AIM OF THE TASK
Copy the data that follows exactly. Include no pictures.

DATASET CONTENT

==========

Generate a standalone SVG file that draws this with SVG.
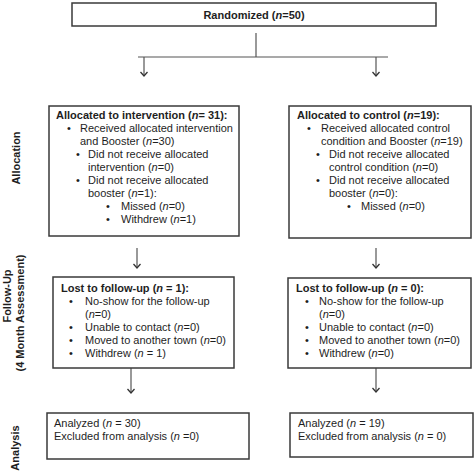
<svg xmlns="http://www.w3.org/2000/svg" width="474" height="471" viewBox="0 0 474 471">
<style>
text{font-family:"Liberation Sans",Arial,sans-serif;font-size:11px;fill:#1e1e1e}
.b{font-weight:bold}
.i{font-style:italic}
.box{fill:#fff;stroke:#3a3a3a;stroke-width:1.5}
.c line{stroke:#555;stroke-width:1.2;fill:none}
.c .a{marker-end:url(#ah)}
</style>
<defs>
<marker id="ah" markerWidth="10" markerHeight="10" refX="7" refY="5" markerUnits="userSpaceOnUse" orient="auto" viewBox="0 0 10 10">
<polyline points="3,1.5 7,5 3,8.5" fill="none" stroke="#333" stroke-width="1.3"/>
</marker>
</defs>
<rect width="474" height="471" fill="#fff"/>

<g id="labels">
<text class="b" transform="translate(20,158) rotate(-90)" text-anchor="middle">Allocation</text>
<text class="b" transform="translate(11,296) rotate(-90)" text-anchor="middle">Follow-Up</text>
<text class="b" transform="translate(24,313) rotate(-90)" text-anchor="middle">(4 Month Assessment)</text>
<text class="b" transform="translate(19,448) rotate(-90)" text-anchor="middle">Analysis</text>
</g>

<g class="c" id="connectors">
<line x1="256" y1="33" x2="256" y2="57"/>
<line x1="138" y1="57" x2="388" y2="57"/>
<line class="a" x1="144" y1="57" x2="144" y2="76"/>
<line class="a" x1="376" y1="57" x2="376" y2="76"/>
<line class="a" x1="137" y1="248" x2="137" y2="268"/>
<line class="a" x1="376" y1="248" x2="376" y2="268"/>
<line class="a" x1="131" y1="368" x2="131" y2="393"/>
<line class="a" x1="376" y1="368" x2="376" y2="392"/>
</g>

<g id="randomized">
<rect class="box" x="72" y="3" width="364" height="23"/>
<text class="b" x="254" y="19" text-anchor="middle">Randomized (<tspan class="i">n</tspan>=50)</text>
</g>

<g id="alloc-intervention">
<rect class="box" x="49" y="106" width="190" height="130"/>
<text class="b" x="56" y="119">Allocated to intervention (<tspan class="i">n</tspan>= 31):</text>
<text x="67" y="132">•</text><text x="80" y="132">Received allocated intervention</text>
<text x="80" y="145">and Booster (<tspan class="i">n</tspan>=30)</text>
<text x="76" y="158">•</text><text x="88" y="158">Did not receive allocated</text>
<text x="88" y="171">intervention (<tspan class="i">n</tspan>=0)</text>
<text x="76" y="184">•</text><text x="88" y="184">Did not receive allocated</text>
<text x="88" y="197">booster (<tspan class="i">n</tspan>=1):</text>
<text x="106" y="210">•</text><text x="121" y="210">Missed (<tspan class="i">n</tspan>=0)</text>
<text x="106" y="223">•</text><text x="121" y="223">Withdrew (<tspan class="i">n</tspan>=1)</text>
</g>

<g id="alloc-control">
<rect class="box" x="289" y="106" width="182" height="132"/>
<text class="b" x="297" y="119">Allocated to control (<tspan class="i">n</tspan>=19):</text>
<text x="307" y="132">•</text><text x="321" y="132">Received allocated control</text>
<text x="321" y="145">condition and Booster (<tspan class="i">n</tspan>=19)</text>
<text x="316" y="158">•</text><text x="329" y="158">Did not receive allocated</text>
<text x="329" y="171">control condition (<tspan class="i">n</tspan>=0)</text>
<text x="316" y="184">•</text><text x="329" y="184">Did not receive allocated</text>
<text x="329" y="197">booster (<tspan class="i">n</tspan>=0):</text>
<text x="347" y="210">•</text><text x="361" y="210">Missed (<tspan class="i">n</tspan>=0)</text>
</g>

<g id="followup-intervention">
<rect class="box" x="53" y="277" width="181" height="91"/>
<text class="b" x="61" y="292">Lost to follow-up (<tspan class="i">n</tspan> = 1):</text>
<text x="69" y="305">•</text><text x="85" y="305">No-show for the follow-up</text>
<text x="85" y="318">(<tspan class="i">n</tspan>=0)</text>
<text x="69" y="331">•</text><text x="85" y="331">Unable to contact (<tspan class="i">n</tspan>=0)</text>
<text x="69" y="344">•</text><text x="85" y="344">Moved to another town (<tspan class="i">n</tspan>=0)</text>
<text x="69" y="357">•</text><text x="85" y="357">Withdrew (<tspan class="i">n</tspan> = 1)</text>
</g>

<g id="followup-control">
<rect class="box" x="288" y="278" width="183" height="90"/>
<text class="b" x="296" y="292">Lost to follow-up (<tspan class="i">n</tspan> = 0):</text>
<text x="305" y="305">•</text><text x="319" y="305">No-show for the follow-up</text>
<text x="319" y="318">(<tspan class="i">n</tspan>=0)</text>
<text x="305" y="331">•</text><text x="319" y="331">Unable to contact (<tspan class="i">n</tspan>=0)</text>
<text x="305" y="344">•</text><text x="319" y="344">Moved to another town (<tspan class="i">n</tspan>=0)</text>
<text x="305" y="357">•</text><text x="319" y="357">Withdrew (<tspan class="i">n</tspan>=0)</text>
</g>

<g id="analysis-intervention">
<rect class="box" x="47" y="413" width="202" height="46"/>
<text x="54" y="427">Analyzed (<tspan class="i">n</tspan> = 30)</text>
<text x="54" y="440">Excluded from analysis (<tspan class="i">n</tspan> =0)</text>
</g>

<g id="analysis-control">
<rect class="box" x="290" y="413" width="183" height="44"/>
<text x="298" y="427">Analyzed (<tspan class="i">n</tspan> = 19)</text>
<text x="298" y="440">Excluded from analysis (<tspan class="i">n</tspan> = 0)</text>
</g>
</svg>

==========

FULL RESPONSE
Generate a standalone SVG file that draws this with SVG.
<svg xmlns="http://www.w3.org/2000/svg" width="474" height="471" viewBox="0 0 474 471">
<style>
text{font-family:"Liberation Sans",Arial,sans-serif;font-size:11px;fill:#1e1e1e}
.b{font-weight:bold}
.i{font-style:italic}
.box{fill:#fff;stroke:#3a3a3a;stroke-width:1.5}
.c line{stroke:#555;stroke-width:1.2;fill:none}
.c .a{marker-end:url(#ah)}
</style>
<defs>
<marker id="ah" markerWidth="10" markerHeight="10" refX="7" refY="5" markerUnits="userSpaceOnUse" orient="auto" viewBox="0 0 10 10">
<polyline points="3,1.5 7,5 3,8.5" fill="none" stroke="#333" stroke-width="1.3"/>
</marker>
</defs>
<rect width="474" height="471" fill="#fff"/>

<g id="labels">
<text class="b" transform="translate(20,158) rotate(-90)" text-anchor="middle">Allocation</text>
<text class="b" transform="translate(11,296) rotate(-90)" text-anchor="middle">Follow-Up</text>
<text class="b" transform="translate(24,313) rotate(-90)" text-anchor="middle">(4 Month Assessment)</text>
<text class="b" transform="translate(19,448) rotate(-90)" text-anchor="middle">Analysis</text>
</g>

<g class="c" id="connectors">
<line x1="256" y1="33" x2="256" y2="57"/>
<line x1="138" y1="57" x2="388" y2="57"/>
<line class="a" x1="144" y1="57" x2="144" y2="76"/>
<line class="a" x1="376" y1="57" x2="376" y2="76"/>
<line class="a" x1="137" y1="248" x2="137" y2="268"/>
<line class="a" x1="376" y1="248" x2="376" y2="268"/>
<line class="a" x1="131" y1="368" x2="131" y2="393"/>
<line class="a" x1="376" y1="368" x2="376" y2="392"/>
</g>

<g id="randomized">
<rect class="box" x="72" y="3" width="364" height="23"/>
<text class="b" x="254" y="19" text-anchor="middle">Randomized (<tspan class="i">n</tspan>=50)</text>
</g>

<g id="alloc-intervention">
<rect class="box" x="49" y="106" width="190" height="130"/>
<text class="b" x="56" y="119">Allocated to intervention (<tspan class="i">n</tspan>= 31):</text>
<text x="67" y="132">•</text><text x="80" y="132">Received allocated intervention</text>
<text x="80" y="145">and Booster (<tspan class="i">n</tspan>=30)</text>
<text x="76" y="158">•</text><text x="88" y="158">Did not receive allocated</text>
<text x="88" y="171">intervention (<tspan class="i">n</tspan>=0)</text>
<text x="76" y="184">•</text><text x="88" y="184">Did not receive allocated</text>
<text x="88" y="197">booster (<tspan class="i">n</tspan>=1):</text>
<text x="106" y="210">•</text><text x="121" y="210">Missed (<tspan class="i">n</tspan>=0)</text>
<text x="106" y="223">•</text><text x="121" y="223">Withdrew (<tspan class="i">n</tspan>=1)</text>
</g>

<g id="alloc-control">
<rect class="box" x="289" y="106" width="182" height="132"/>
<text class="b" x="297" y="119">Allocated to control (<tspan class="i">n</tspan>=19):</text>
<text x="307" y="132">•</text><text x="321" y="132">Received allocated control</text>
<text x="321" y="145">condition and Booster (<tspan class="i">n</tspan>=19)</text>
<text x="316" y="158">•</text><text x="329" y="158">Did not receive allocated</text>
<text x="329" y="171">control condition (<tspan class="i">n</tspan>=0)</text>
<text x="316" y="184">•</text><text x="329" y="184">Did not receive allocated</text>
<text x="329" y="197">booster (<tspan class="i">n</tspan>=0):</text>
<text x="347" y="210">•</text><text x="361" y="210">Missed (<tspan class="i">n</tspan>=0)</text>
</g>

<g id="followup-intervention">
<rect class="box" x="53" y="277" width="181" height="91"/>
<text class="b" x="61" y="292">Lost to follow-up (<tspan class="i">n</tspan> = 1):</text>
<text x="69" y="305">•</text><text x="85" y="305">No-show for the follow-up</text>
<text x="85" y="318">(<tspan class="i">n</tspan>=0)</text>
<text x="69" y="331">•</text><text x="85" y="331">Unable to contact (<tspan class="i">n</tspan>=0)</text>
<text x="69" y="344">•</text><text x="85" y="344">Moved to another town (<tspan class="i">n</tspan>=0)</text>
<text x="69" y="357">•</text><text x="85" y="357">Withdrew (<tspan class="i">n</tspan> = 1)</text>
</g>

<g id="followup-control">
<rect class="box" x="288" y="278" width="183" height="90"/>
<text class="b" x="296" y="292">Lost to follow-up (<tspan class="i">n</tspan> = 0):</text>
<text x="305" y="305">•</text><text x="319" y="305">No-show for the follow-up</text>
<text x="319" y="318">(<tspan class="i">n</tspan>=0)</text>
<text x="305" y="331">•</text><text x="319" y="331">Unable to contact (<tspan class="i">n</tspan>=0)</text>
<text x="305" y="344">•</text><text x="319" y="344">Moved to another town (<tspan class="i">n</tspan>=0)</text>
<text x="305" y="357">•</text><text x="319" y="357">Withdrew (<tspan class="i">n</tspan>=0)</text>
</g>

<g id="analysis-intervention">
<rect class="box" x="47" y="413" width="202" height="46"/>
<text x="54" y="427">Analyzed (<tspan class="i">n</tspan> = 30)</text>
<text x="54" y="440">Excluded from analysis (<tspan class="i">n</tspan> =0)</text>
</g>

<g id="analysis-control">
<rect class="box" x="290" y="413" width="183" height="44"/>
<text x="298" y="427">Analyzed (<tspan class="i">n</tspan> = 19)</text>
<text x="298" y="440">Excluded from analysis (<tspan class="i">n</tspan> = 0)</text>
</g>
</svg>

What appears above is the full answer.